Delvillar now appeals, arguing that: (1) the BIA abused its discretion in rejecting his claim of ineffective assistance of counsel, and (2) the BIA abused its discretion in declining to reconsider his 212(c) application based on circumstances that have arisen since his deportation hearing.

Matter of Lozada requires that petitioners meet certain evidentiary requirements in order to assert a successful claim for ineffective assistance of counsel. 19 I. & N. Dec. 637(BIA). Delvillar failed to meet two of the three requirements, by failing to set forth in an affidavit the agreement with his counsel concerning what action would be taken, and a statement as to whether a complaint was filed by him against his counsel with the appropriate ethical board and, if not, a reason for his failure to do so.

A petitioner is required to demonstrate that if his counsel had acted otherwise, his appeal would have been successful. See Esposito v. INS, 987 F.2d 108, 110 (2d Cir. 1993). Delvillar has not shown this.

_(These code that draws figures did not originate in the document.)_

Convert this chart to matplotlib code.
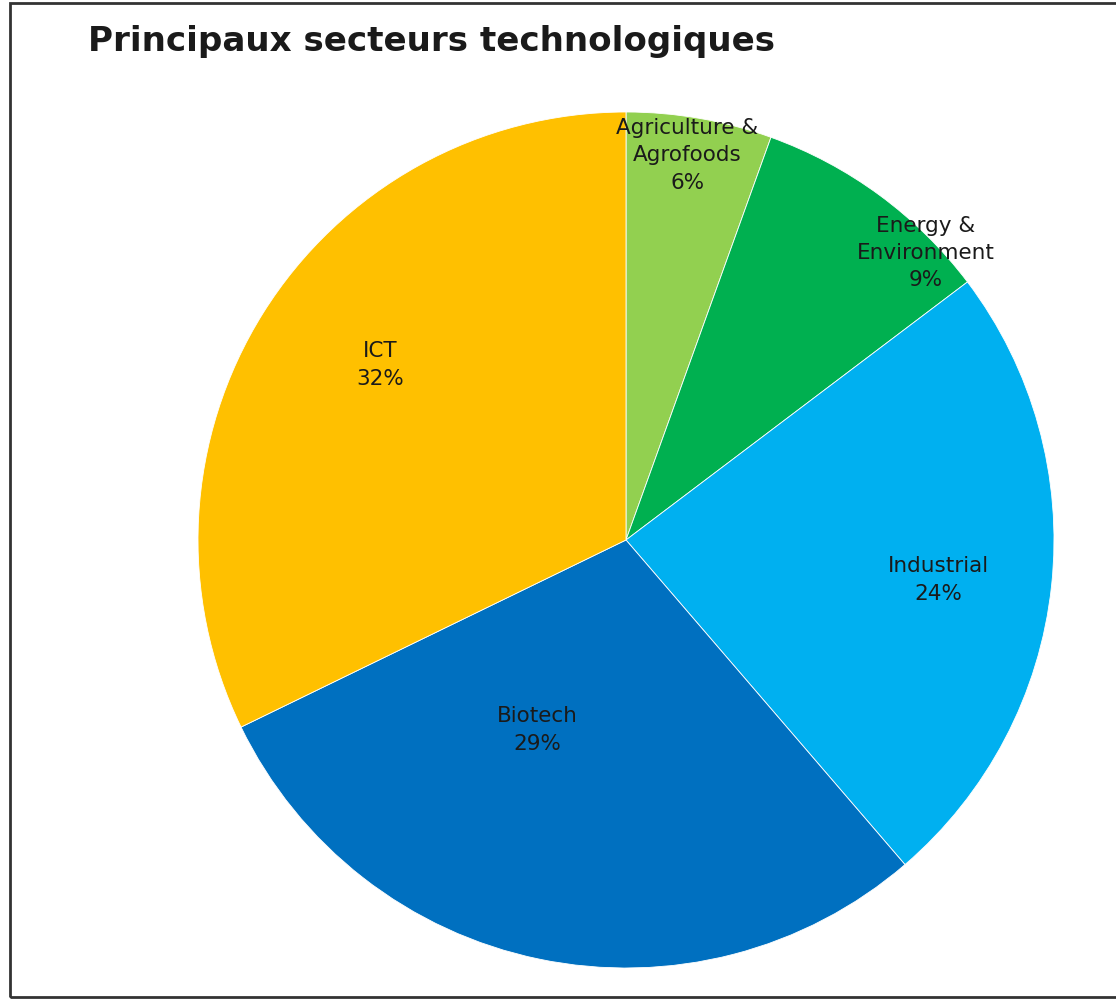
import numpy as np
import matplotlib.pyplot as plt
from matplotlib.patches import Rectangle

sectors = ["Agriculture &\nAgrofoods", "Energy &\nEnvironment", "Industrial", "Biotech", "ICT"]
shares = [5.5, 9.2, 24.0, 29.1, 32.2]
colors = ["#92D050", "#00B050", "#00B0F0", "#0070C0", "#FFC000"]

# placement des etiquettes (rayon relatif, decalage angulaire en degres)
lab_r = [0.91, 0.97, 0.735, 0.49, 0.705]
lab_off = [0.8, -9.9, -1.2, -13.3, -3.4]

fig = plt.figure(figsize=(11.16, 9.99), dpi=100)
fig.patch.set_facecolor("white")

# cadre
fig.patches.append(Rectangle((10 / 1116, 2 / 999), 1.2, 994 / 999, transform=fig.transFigure,
                             fill=False, edgecolor="#333333", linewidth=2))

fig.text(88 / 1116, 1 - 42 / 999, "Principaux secteurs technologiques", fontsize=24.6,
         fontweight="bold", va="center", ha="left", color="#1a1a1a")

ax = fig.add_axes([198 / 1116, 31 / 999, 856 / 1116, 856 / 999])
wedges, _ = ax.pie(shares, colors=colors, startangle=90, counterclock=False,
                   radius=1.0, wedgeprops=dict(edgecolor="white", linewidth=0.6))
ax.set_xlim(-1, 1)
ax.set_ylim(-1, 1)
ax.set_aspect("equal")
ax.axis("off")

for w, name, val, r, off in zip(wedges, sectors, shares, lab_r, lab_off):
    mid = np.deg2rad((w.theta1 + w.theta2) / 2 + off)
    ax.text(r * np.cos(mid), r * np.sin(mid), f"{name}\n{round(val)}%", ha="center", va="center",
            fontsize=15.5, color="#1a1a1a", linespacing=1.45)

plt.savefig("out.png", dpi=100)
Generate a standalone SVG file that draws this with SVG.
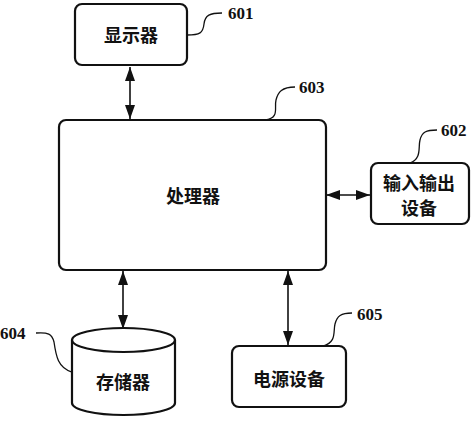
<svg xmlns="http://www.w3.org/2000/svg" width="474" height="421" viewBox="0 0 474 421">
<style>
.box{fill:#fff;stroke:#111;stroke-width:2.2}
.t{font-family:"Noto Sans CJK SC","Noto Sans CJK JP",sans-serif;font-size:18px;font-weight:bold;fill:#111;text-anchor:middle;dominant-baseline:central}
.n{font-family:"Liberation Serif",serif;font-size:17px;font-weight:bold;fill:#111}
.lead{fill:none;stroke:#111;stroke-width:1.3}
.conn{stroke:#111;stroke-width:1.6;fill:none;marker-start:url(#ah);marker-end:url(#ah)}
</style>
<defs>
<marker id="ah" viewBox="0 0 14 10" refX="14" refY="5" markerWidth="14" markerHeight="10" markerUnits="userSpaceOnUse" orient="auto-start-reverse">
<path d="M0,0 L14,5 L0,10 Z" fill="#111"/>
</marker>
</defs>
<rect width="474" height="421" fill="#fff"/>
<g id="connectors">
<line class="conn" x1="130" y1="67" x2="130" y2="119"/>
<line class="conn" x1="326" y1="195" x2="370" y2="195"/>
<line class="conn" x1="123" y1="271" x2="123" y2="329"/>
<line class="conn" x1="288" y1="271" x2="288" y2="345"/>
</g>
<g id="n601">
<rect class="box" x="75" y="4" width="112" height="61" rx="7"/>
<text class="t" x="131" y="34">显示器</text>
<path class="lead" d="M187,35 C200,35 203,33 204,24 C205,15 210,13 222,13"/>
<text class="n" x="228" y="19">601</text>
</g>
<g id="n603">
<rect class="box" x="59" y="120" width="267" height="150" rx="7"/>
<text class="t" x="193" y="195">处理器</text>
<path class="lead" d="M265,120 C280,118 274,108 276,100 C278,92 282,87 295,87"/>
<text class="n" x="299" y="93">603</text>
</g>
<g id="n602">
<rect class="box" x="371" y="163" width="98" height="61" rx="7"/>
<text class="t" x="419" y="182">输入输出</text>
<text class="t" x="419" y="207">设备</text>
<path class="lead" d="M410,163 C422,158 418,148 420,140 C422,132 426,130 437,130"/>
<text class="n" x="441" y="136">602</text>
</g>
<g id="n604">
<path class="box" d="M72,340 L72,403 A51.5,12 0 0 0 175,403 L175,340"/>
<ellipse class="box" cx="123.5" cy="340" rx="51.5" ry="12"/>
<text class="t" x="123" y="381">存储器</text>
<path class="lead" d="M36,333 C48,332 52,334 54,342 C56,356 58,368 72,372"/>
<text class="n" x="0" y="339">604</text>
</g>
<g id="n605">
<rect class="box" x="232" y="346" width="114" height="61" rx="7"/>
<text class="t" x="289" y="378">电源设备</text>
<path class="lead" d="M323,346 C337,342 333,332 335,324 C337,316 341,313 352,313"/>
<text class="n" x="357" y="320">605</text>
</g>
</svg>
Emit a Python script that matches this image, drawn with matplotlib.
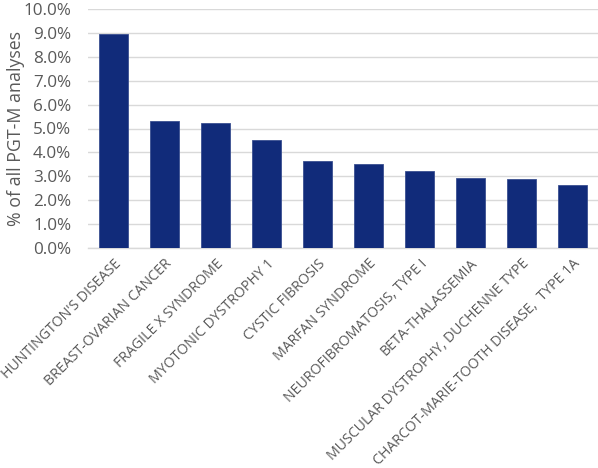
import matplotlib
matplotlib.use("Agg")
import matplotlib.pyplot as plt
from matplotlib.ticker import FuncFormatter

categories = [
    "HUNTINGTON'S DISEASE",
    "BREAST-OVARIAN CANCER",
    "FRAGILE X SYNDROME",
    "MYOTONIC DYSTROPHY 1",
    "CYSTIC FIBROSIS",
    "MARFAN SYNDROME",
    "NEUROFIBROMATOSIS, TYPE I",
    "BETA-THALASSEMIA",
    "MUSCULAR DYSTROPHY, DUCHENNE TYPE",
    "CHARCOT-MARIE-TOOTH DISEASE,  TYPE 1A",
]
values = [8.94, 5.31, 5.24, 4.52, 3.65, 3.53, 3.23, 2.94, 2.87, 2.65]
y_ticks = [0, 1, 2, 3, 4, 5, 6, 7, 8, 9, 10]

plt.rcParams['font.family'] = ['Open Sans', 'DejaVu Sans']
grey = '#595959'

fig = plt.figure(figsize=(5.98, 4.68), dpi=100)
ax = fig.add_axes([88/598, 1-248/468, 510/598, (248-9)/468])

x = list(range(len(categories)))
ax.bar(x, values, width=0.58, color='#112B7A', edgecolor='#3a4f90', linewidth=0.6, zorder=3)

ax.set_xlim(-0.5, len(categories)-0.5)
ax.set_ylim(0, 10)
ax.set_yticks(y_ticks)
ax.yaxis.set_major_formatter(FuncFormatter(lambda v, p: f"{v:.1f}%"))
ax.grid(axis='y', color='#d9d9d9', linewidth=1.0, zorder=0)
ax.set_axisbelow(True)
for s in ['top', 'right', 'left']:
    ax.spines[s].set_visible(False)
ax.spines['bottom'].set_color('#d9d9d9')
ax.spines['bottom'].set_linewidth(1.0)
ax.tick_params(axis='both', length=0, colors=grey)
ax.tick_params(axis='y', pad=12, labelsize=12.3)

ax.set_xticks(x)
ax.set_xticklabels(categories, rotation=45, ha='right', va='top', rotation_mode='anchor',
                   fontsize=10.2, color=grey)
ax.tick_params(axis='x', pad=6)

ax.set_ylabel('% of all PGT-M analyses', fontsize=12.8, color=grey)
ax.yaxis.set_label_coords(-0.124, 0.5)

fig.savefig('out.png', dpi=100)
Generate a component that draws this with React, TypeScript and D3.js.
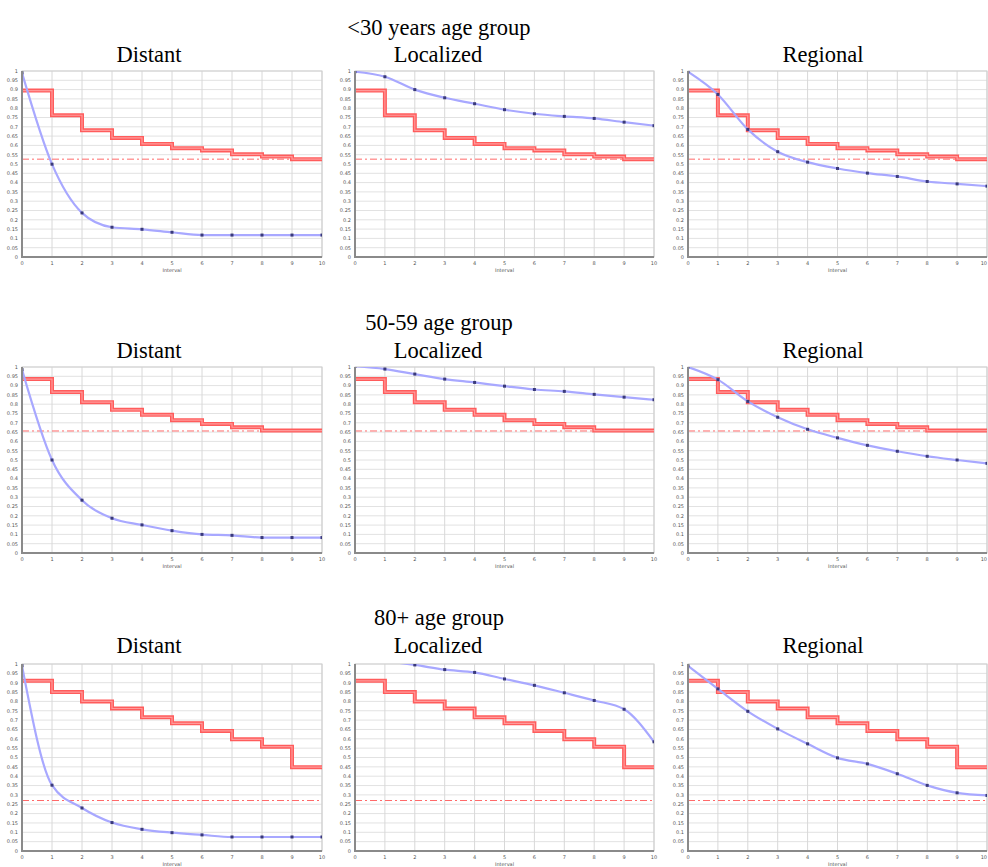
import React from "react";
import * as d3 from "d3";

const intervals = [0, 1, 2, 3, 4, 5, 6, 7, 8, 9, 10];
const rowTitles = ["<30 years age group", "50-59 age group", "80+ age group"];
const stageNames = ["Distant", "Localized", "Regional"];
const yTickValues = [0, 0.05, 0.1, 0.15, 0.2, 0.25, 0.3, 0.35, 0.4, 0.45, 0.5, 0.55, 0.6, 0.65, 0.7, 0.75, 0.8, 0.85, 0.9, 0.95, 1];
const xAxisLabel = "Interval";

// blue curves (observed survival by stage)
const u30Distant = [0.99, 0.499, 0.237, 0.16, 0.149, 0.133, 0.118, 0.118, 0.118, 0.118, 0.118];
const u30Localized = [0.996, 0.969, 0.9, 0.856, 0.824, 0.792, 0.77, 0.756, 0.745, 0.725, 0.706];
const u30Regional = [0.996, 0.874, 0.686, 0.566, 0.51, 0.476, 0.451, 0.433, 0.406, 0.393, 0.381];
const a50Distant = [0.986, 0.5, 0.284, 0.187, 0.151, 0.12, 0.1, 0.095, 0.083, 0.083, 0.083];
const a50Localized = [1.004, 0.989, 0.962, 0.935, 0.917, 0.897, 0.879, 0.869, 0.853, 0.838, 0.824];
const a50Regional = [1.0, 0.932, 0.815, 0.73, 0.665, 0.619, 0.579, 0.547, 0.52, 0.5, 0.482];
const a80Distant = [0.991, 0.352, 0.23, 0.152, 0.116, 0.098, 0.086, 0.075, 0.075, 0.075, 0.075];
const a80Localized = [1.03, 1.015, 0.995, 0.97, 0.955, 0.92, 0.886, 0.846, 0.805, 0.758, 0.584];
const a80Regional = [0.99, 0.867, 0.747, 0.653, 0.573, 0.498, 0.466, 0.413, 0.351, 0.311, 0.297];

// red step curves (per age group)
const redU30 = [0.895, 0.762, 0.681, 0.64, 0.608, 0.585, 0.573, 0.552, 0.54, 0.526];
const red50 = [0.935, 0.865, 0.811, 0.77, 0.743, 0.714, 0.694, 0.676, 0.658, 0.658];
const red80 = [0.91, 0.85, 0.8, 0.762, 0.715, 0.683, 0.642, 0.597, 0.558, 0.448];

// dash-dot reference levels
const refLevels = [0.526, 0.656, 0.27];

const blueSeries = [
  [u30Distant, u30Localized, u30Regional],
  [a50Distant, a50Localized, a50Regional],
  [a80Distant, a80Localized, a80Regional],
];
const redSeries = [redU30, red50, red80];

// layout
const rowTops = [71, 367, 664];
const rowBottoms = [257, 553, 851];
const colLefts = [22, 355, 688];
const colRights = [322, 654, 987];
const titleY = [35, 330, 625];
const subY = [62, 358, 653];
const colCenters = [149, 438, 823];

function Panel({ r, c }: { r: number; c: number }) {
  const x = d3.scaleLinear().domain([0, 10]).range([colLefts[c], colRights[c]]);
  const y = d3.scaleLinear().domain([0, 1]).range([rowBottoms[r], rowTops[r]]);
  const blue = blueSeries[r][c];
  const red = redSeries[r];
  const clipId = `clip-${r}-${c}`;

  const blueLine = d3
    .line<number>()
    .x((_, i) => x(intervals[i]))
    .y((d) => y(d))
    .curve(d3.curveMonotoneX)(blue) as string;

  const redPts: [number, number][] = red.map((v, i) => [intervals[i], v]);
  redPts.push([10, red[red.length - 1]]);
  const redLine = d3
    .line<[number, number]>()
    .x((d) => x(d[0]))
    .y((d) => y(d[1]))
    .curve(d3.curveStepAfter)(redPts) as string;

  const x0 = x(0), x1 = x(10), y0 = y(0), y1 = y(1);
  return (
    <g>
      <defs>
        <clipPath id={clipId}>
          <rect x={x0} y={y1} width={x1 - x0} height={y0 - y1} />
        </clipPath>
      </defs>
      {yTickValues.map((t) => (
        <line key={"h" + t} x1={x0} x2={x1} y1={y(t)} y2={y(t)} stroke="#e2e2e2" strokeWidth={1} />
      ))}
      {intervals.map((t) => (
        <line key={"v" + t} x1={x(t)} x2={x(t)} y1={y1} y2={y0} stroke="#d8d8d8" strokeWidth={1} />
      ))}
      <rect x={x0} y={y1} width={x1 - x0} height={y0 - y1} fill="none" stroke="#cfcfcf" strokeWidth={1} />
      <g clipPath={`url(#${clipId})`}>
        <line
          x1={x0}
          x2={x1}
          y1={y(refLevels[r])}
          y2={y(refLevels[r])}
          stroke="#ff6a6a"
          strokeWidth={1}
          strokeDasharray="7,3,2,3"
        />
        <path d={redLine} fill="none" stroke="#ff5c5c" strokeWidth={4} />
        <path d={redLine} fill="none" stroke="#ff9a9a" strokeWidth={1.2} />
        <path d={blueLine} fill="none" stroke="#a8a8ff" strokeWidth={2.2} />
        {blue.map((v, i) => (
          <rect key={i} x={x(intervals[i]) - 1.5} y={y(v) - 1.5} width={3} height={3} fill="#3a3a7a" />
        ))}
      </g>
      <line x1={x0} x2={x0} y1={y1} y2={y0 + 1} stroke="#8a8a8a" strokeWidth={2} />
      <line x1={x0 - 1} x2={x1} y1={y0} y2={y0} stroke="#8a8a8a" strokeWidth={2} />
      {yTickValues.map((t) => (
        <text
          key={"yl" + t}
          x={x0 - 4}
          y={y(t) + 1.8}
          textAnchor="end"
          fontSize={5}
          fill="#555"
          fontFamily="DejaVu Sans, sans-serif"
        >
          {d3.format("~g")(t)}
        </text>
      ))}
      {intervals.map((t) => {
        const atEdge = x(t) + 4 > 988;
        return (
          <text
            key={"xl" + t}
            x={atEdge ? 987 : x(t)}
            y={y0 + 8}
            textAnchor={atEdge ? "end" : "middle"}
            fontSize={5}
            fill="#555"
            fontFamily="DejaVu Sans, sans-serif"
          >
            {t}
          </text>
        );
      })}
      <text
        x={(x0 + x1) / 2}
        y={y0 + 15}
        textAnchor="middle"
        fontSize={5}
        fill="#555"
        fontFamily="DejaVu Sans, sans-serif"
      >
        {xAxisLabel}
      </text>
    </g>
  );
}

export default function App() {
  return (
    <svg
      width={988}
      height={867}
      style={{ position: "absolute", left: 0, top: 0, background: "#fff" }}
    >
      <rect width={988} height={867} fill="#fff" />
      {rowTitles.map((t, r) => (
        <g key={r}>
          <text
            x={439}
            y={titleY[r]}
            textAnchor="middle"
            fontSize={22.5}
            fontFamily="Liberation Serif, serif"
            fill="#000"
          >
            {t}
          </text>
          {stageNames.map((s, c) => (
            <text
              key={s}
              x={colCenters[c]}
              y={subY[r]}
              textAnchor="middle"
              fontSize={22.5}
              fontFamily="Liberation Serif, serif"
              fill="#000"
            >
              {s}
            </text>
          ))}
          {stageNames.map((s, c) => (
            <Panel key={"p" + c} r={r} c={c} />
          ))}
        </g>
      ))}
    </svg>
  );
}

Because Delvillar failed to prove an ineffective assistance of counsel claim, he is bound by the action of his counsel and therefore, cannot introduce new evidence in support of a 212(c) application, the denial of which he never appealed to the BIA and must thus be deemed to have abandoned. See Maganellanes-Damian v. INS, 783 F.2d 931, 934 (9th Cir. 1986).

We have considered all the arguments raised by Delvillar and find them to be without merit.

Accordingly, the petition for review is DENIED.